◆ **WRITTEN INSTRUCTION**:
Produce a word-for-word copy of the listing below without its pictures.
— start —
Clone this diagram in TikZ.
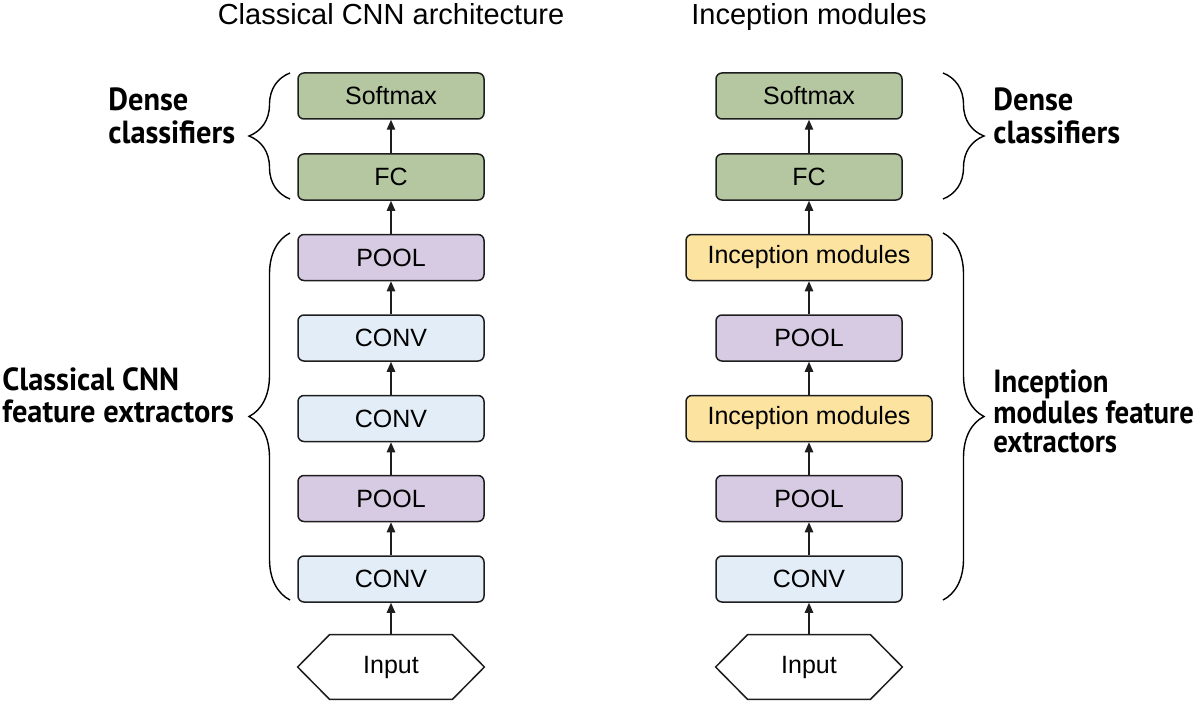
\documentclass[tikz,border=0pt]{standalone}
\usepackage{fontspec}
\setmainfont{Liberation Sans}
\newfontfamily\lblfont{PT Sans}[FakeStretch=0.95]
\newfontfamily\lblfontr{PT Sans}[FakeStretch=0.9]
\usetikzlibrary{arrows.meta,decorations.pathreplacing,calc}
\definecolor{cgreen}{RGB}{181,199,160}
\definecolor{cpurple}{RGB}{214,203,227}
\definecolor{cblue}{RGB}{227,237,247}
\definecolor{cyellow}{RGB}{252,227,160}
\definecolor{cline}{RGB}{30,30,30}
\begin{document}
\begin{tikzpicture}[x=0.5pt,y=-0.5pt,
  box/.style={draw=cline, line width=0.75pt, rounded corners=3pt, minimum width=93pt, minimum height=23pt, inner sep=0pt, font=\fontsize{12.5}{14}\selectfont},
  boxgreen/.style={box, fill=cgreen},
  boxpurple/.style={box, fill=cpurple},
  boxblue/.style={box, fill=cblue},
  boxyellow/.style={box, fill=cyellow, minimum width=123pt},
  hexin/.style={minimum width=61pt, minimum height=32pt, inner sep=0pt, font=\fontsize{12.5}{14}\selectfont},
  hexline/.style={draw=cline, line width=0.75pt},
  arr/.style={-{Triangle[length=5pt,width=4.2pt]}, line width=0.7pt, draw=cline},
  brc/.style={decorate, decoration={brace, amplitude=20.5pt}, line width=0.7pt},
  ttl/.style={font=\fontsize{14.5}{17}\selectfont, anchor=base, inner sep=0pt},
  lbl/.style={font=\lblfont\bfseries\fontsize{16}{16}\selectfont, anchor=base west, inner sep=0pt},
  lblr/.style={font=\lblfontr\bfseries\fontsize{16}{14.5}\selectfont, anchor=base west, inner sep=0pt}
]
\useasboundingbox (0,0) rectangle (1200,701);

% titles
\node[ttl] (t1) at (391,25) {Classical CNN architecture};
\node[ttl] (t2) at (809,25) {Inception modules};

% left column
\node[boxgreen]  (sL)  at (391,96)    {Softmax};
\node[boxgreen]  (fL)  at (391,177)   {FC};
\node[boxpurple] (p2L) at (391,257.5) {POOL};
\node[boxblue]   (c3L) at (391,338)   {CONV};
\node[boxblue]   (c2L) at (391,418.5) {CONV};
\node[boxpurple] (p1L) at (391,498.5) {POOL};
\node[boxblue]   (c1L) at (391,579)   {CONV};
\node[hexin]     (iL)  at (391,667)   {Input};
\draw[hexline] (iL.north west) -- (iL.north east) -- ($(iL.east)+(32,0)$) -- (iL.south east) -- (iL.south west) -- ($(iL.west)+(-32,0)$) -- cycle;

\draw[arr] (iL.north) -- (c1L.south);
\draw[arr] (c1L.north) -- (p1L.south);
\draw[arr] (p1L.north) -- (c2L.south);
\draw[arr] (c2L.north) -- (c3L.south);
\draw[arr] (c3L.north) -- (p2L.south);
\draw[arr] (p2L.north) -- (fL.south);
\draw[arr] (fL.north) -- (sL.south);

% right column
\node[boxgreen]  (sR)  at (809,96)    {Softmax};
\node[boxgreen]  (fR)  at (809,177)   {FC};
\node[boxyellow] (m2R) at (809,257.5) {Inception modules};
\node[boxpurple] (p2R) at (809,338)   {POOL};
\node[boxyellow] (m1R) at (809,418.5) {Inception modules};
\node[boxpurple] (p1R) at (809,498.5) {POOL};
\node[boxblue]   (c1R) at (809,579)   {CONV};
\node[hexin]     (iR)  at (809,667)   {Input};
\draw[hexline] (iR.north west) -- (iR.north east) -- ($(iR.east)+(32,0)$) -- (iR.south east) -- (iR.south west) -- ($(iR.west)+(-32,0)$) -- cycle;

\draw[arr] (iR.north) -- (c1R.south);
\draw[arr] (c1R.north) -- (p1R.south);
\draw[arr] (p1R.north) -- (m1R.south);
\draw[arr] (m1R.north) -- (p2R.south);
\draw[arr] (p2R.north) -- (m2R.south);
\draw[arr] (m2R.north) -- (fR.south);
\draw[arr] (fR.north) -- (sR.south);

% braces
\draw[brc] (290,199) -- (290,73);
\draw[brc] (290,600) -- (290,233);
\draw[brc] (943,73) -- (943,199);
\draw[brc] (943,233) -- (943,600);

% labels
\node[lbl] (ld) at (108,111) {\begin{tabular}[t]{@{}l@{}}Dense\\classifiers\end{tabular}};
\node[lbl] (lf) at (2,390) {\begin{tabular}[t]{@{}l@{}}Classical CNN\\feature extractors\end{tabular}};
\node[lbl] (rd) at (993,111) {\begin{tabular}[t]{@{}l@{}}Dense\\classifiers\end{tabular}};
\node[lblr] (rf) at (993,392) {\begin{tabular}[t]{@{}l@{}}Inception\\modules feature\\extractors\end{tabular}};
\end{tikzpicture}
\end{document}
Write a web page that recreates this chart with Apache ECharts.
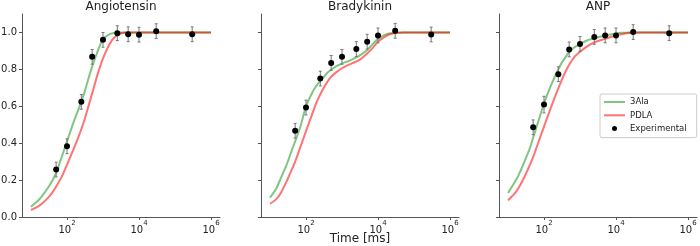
— end —
◆ **RESPONSE TO THIS TASK**:
Clone this diagram in TikZ.
\documentclass[tikz,border=0pt]{standalone}
\usepackage{fontspec}
\setmainfont{Liberation Sans}
\newfontfamily\lblfont{PT Sans}[FakeStretch=0.95]
\newfontfamily\lblfontr{PT Sans}[FakeStretch=0.9]
\usetikzlibrary{arrows.meta,decorations.pathreplacing,calc}
\definecolor{cgreen}{RGB}{181,199,160}
\definecolor{cpurple}{RGB}{214,203,227}
\definecolor{cblue}{RGB}{227,237,247}
\definecolor{cyellow}{RGB}{252,227,160}
\definecolor{cline}{RGB}{30,30,30}
\begin{document}
\begin{tikzpicture}[x=0.5pt,y=-0.5pt,
  box/.style={draw=cline, line width=0.75pt, rounded corners=3pt, minimum width=93pt, minimum height=23pt, inner sep=0pt, font=\fontsize{12.5}{14}\selectfont},
  boxgreen/.style={box, fill=cgreen},
  boxpurple/.style={box, fill=cpurple},
  boxblue/.style={box, fill=cblue},
  boxyellow/.style={box, fill=cyellow, minimum width=123pt},
  hexin/.style={minimum width=61pt, minimum height=32pt, inner sep=0pt, font=\fontsize{12.5}{14}\selectfont},
  hexline/.style={draw=cline, line width=0.75pt},
  arr/.style={-{Triangle[length=5pt,width=4.2pt]}, line width=0.7pt, draw=cline},
  brc/.style={decorate, decoration={brace, amplitude=20.5pt}, line width=0.7pt},
  ttl/.style={font=\fontsize{14.5}{17}\selectfont, anchor=base, inner sep=0pt},
  lbl/.style={font=\lblfont\bfseries\fontsize{16}{16}\selectfont, anchor=base west, inner sep=0pt},
  lblr/.style={font=\lblfontr\bfseries\fontsize{16}{14.5}\selectfont, anchor=base west, inner sep=0pt}
]
\useasboundingbox (0,0) rectangle (1200,701);

% titles
\node[ttl] (t1) at (391,25) {Classical CNN architecture};
\node[ttl] (t2) at (809,25) {Inception modules};

% left column
\node[boxgreen]  (sL)  at (391,96)    {Softmax};
\node[boxgreen]  (fL)  at (391,177)   {FC};
\node[boxpurple] (p2L) at (391,257.5) {POOL};
\node[boxblue]   (c3L) at (391,338)   {CONV};
\node[boxblue]   (c2L) at (391,418.5) {CONV};
\node[boxpurple] (p1L) at (391,498.5) {POOL};
\node[boxblue]   (c1L) at (391,579)   {CONV};
\node[hexin]     (iL)  at (391,667)   {Input};
\draw[hexline] (iL.north west) -- (iL.north east) -- ($(iL.east)+(32,0)$) -- (iL.south east) -- (iL.south west) -- ($(iL.west)+(-32,0)$) -- cycle;

\draw[arr] (iL.north) -- (c1L.south);
\draw[arr] (c1L.north) -- (p1L.south);
\draw[arr] (p1L.north) -- (c2L.south);
\draw[arr] (c2L.north) -- (c3L.south);
\draw[arr] (c3L.north) -- (p2L.south);
\draw[arr] (p2L.north) -- (fL.south);
\draw[arr] (fL.north) -- (sL.south);

% right column
\node[boxgreen]  (sR)  at (809,96)    {Softmax};
\node[boxgreen]  (fR)  at (809,177)   {FC};
\node[boxyellow] (m2R) at (809,257.5) {Inception modules};
\node[boxpurple] (p2R) at (809,338)   {POOL};
\node[boxyellow] (m1R) at (809,418.5) {Inception modules};
\node[boxpurple] (p1R) at (809,498.5) {POOL};
\node[boxblue]   (c1R) at (809,579)   {CONV};
\node[hexin]     (iR)  at (809,667)   {Input};
\draw[hexline] (iR.north west) -- (iR.north east) -- ($(iR.east)+(32,0)$) -- (iR.south east) -- (iR.south west) -- ($(iR.west)+(-32,0)$) -- cycle;

\draw[arr] (iR.north) -- (c1R.south);
\draw[arr] (c1R.north) -- (p1R.south);
\draw[arr] (p1R.north) -- (m1R.south);
\draw[arr] (m1R.north) -- (p2R.south);
\draw[arr] (p2R.north) -- (m2R.south);
\draw[arr] (m2R.north) -- (fR.south);
\draw[arr] (fR.north) -- (sR.south);

% braces
\draw[brc] (290,199) -- (290,73);
\draw[brc] (290,600) -- (290,233);
\draw[brc] (943,73) -- (943,199);
\draw[brc] (943,233) -- (943,600);

% labels
\node[lbl] (ld) at (108,111) {\begin{tabular}[t]{@{}l@{}}Dense\\classifiers\end{tabular}};
\node[lbl] (lf) at (2,390) {\begin{tabular}[t]{@{}l@{}}Classical CNN\\feature extractors\end{tabular}};
\node[lbl] (rd) at (993,111) {\begin{tabular}[t]{@{}l@{}}Dense\\classifiers\end{tabular}};
\node[lblr] (rf) at (993,392) {\begin{tabular}[t]{@{}l@{}}Inception\\modules feature\\extractors\end{tabular}};
\end{tikzpicture}
\end{document}
Write a web page that recreates this chart with Apache ECharts.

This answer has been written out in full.